Fast forward 13 years…
After a whirlwind journey of self-discovery, extensive service to others, a belief in something greater than myself, and the understanding that when I give away my knowledge, spirit, fire, experience, and wisdom that the return is tenfold.
It was like a magical formula that was really quite simple.
My need for importance and notoriety and admiration faded, and instead I was lit up from within. It became second nature to help others, not just serve my own ascent to greatness but instead help lift others to rise to find their own golden treasure trove within.
Now my passion is to help young athletes find their inner strength and unlock their potential with a balanced and healthy mindset. If I had learned the tools of the mental game early on in my career I feel like my potential could have been far greater and I would have suffered far less. Many athletes not only need a basic set of tools for their mental game but also support in how to unravel some of their false beliefs about their abilities, their self-worth and their expectations of themselves.

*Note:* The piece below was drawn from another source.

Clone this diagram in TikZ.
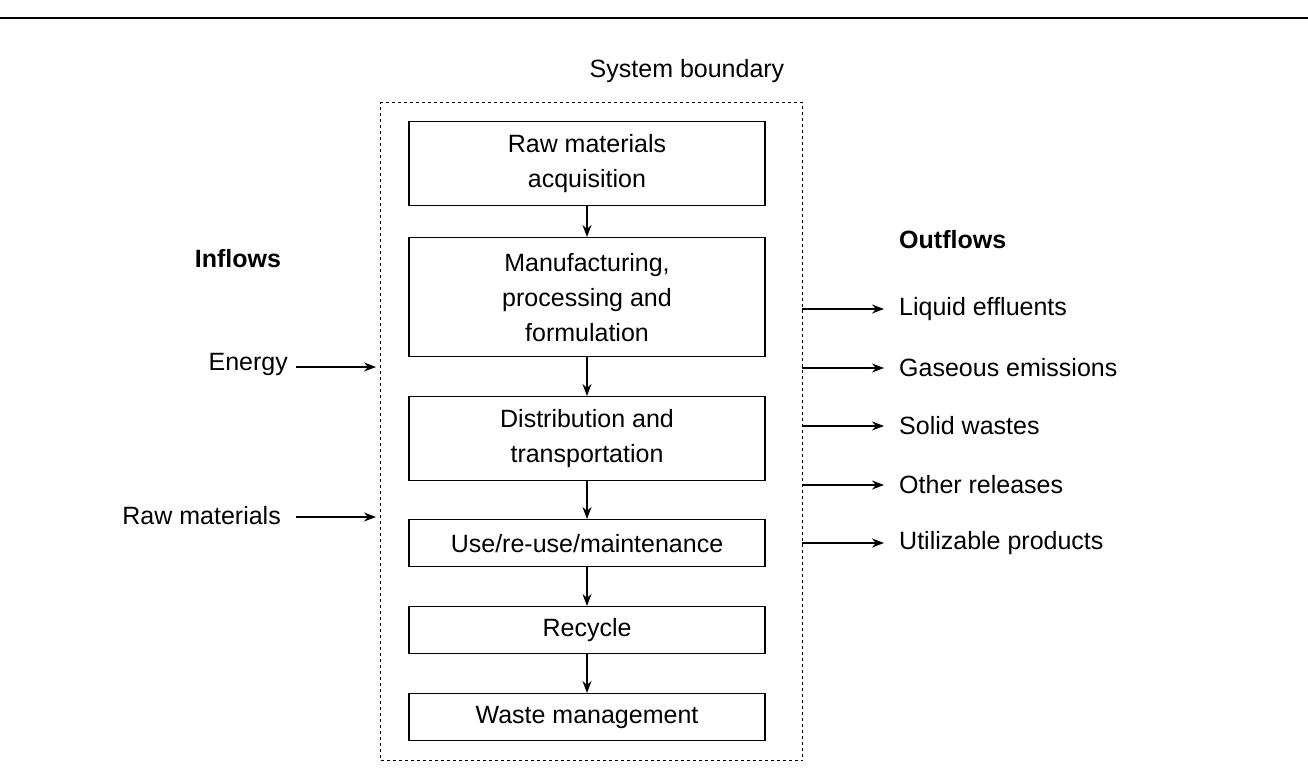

We are a product of our inner beliefs
The greatest satisfaction comes from helping an athlete find her fire and her genuine motivation to wade through the challenges and adversity of her sport.
So in the meantime, I felt a stirring.
Two years ago I declared that YES, I AM READY TO PLAY AGAIN! After birthing two humans and helping countless athletes with their mental game I am balanced, yet softer, and in a less competitive space in my life.
But that pilot light was just waiting to be lit.
I played a few pick-up games for fun.
I was lit.
The time has come to play volleyball again. 13 years after The Snapping.
But the Universe had a funny way of telling me that it was not me time quite yet.
After months of snow and no access to “beach volleyball” I invented my own training regime:
FIERCE visualization, AGGRESSIVE snow shoveling, and HOT yoga
And so I bring my ever-expanding toolbox of mental skills to the tournament along with my bum Achilles, my 43-year-old Mom body, and a stronger than ever belief in myself and my abilities.
No expectations. One point at a time. Let’s do this.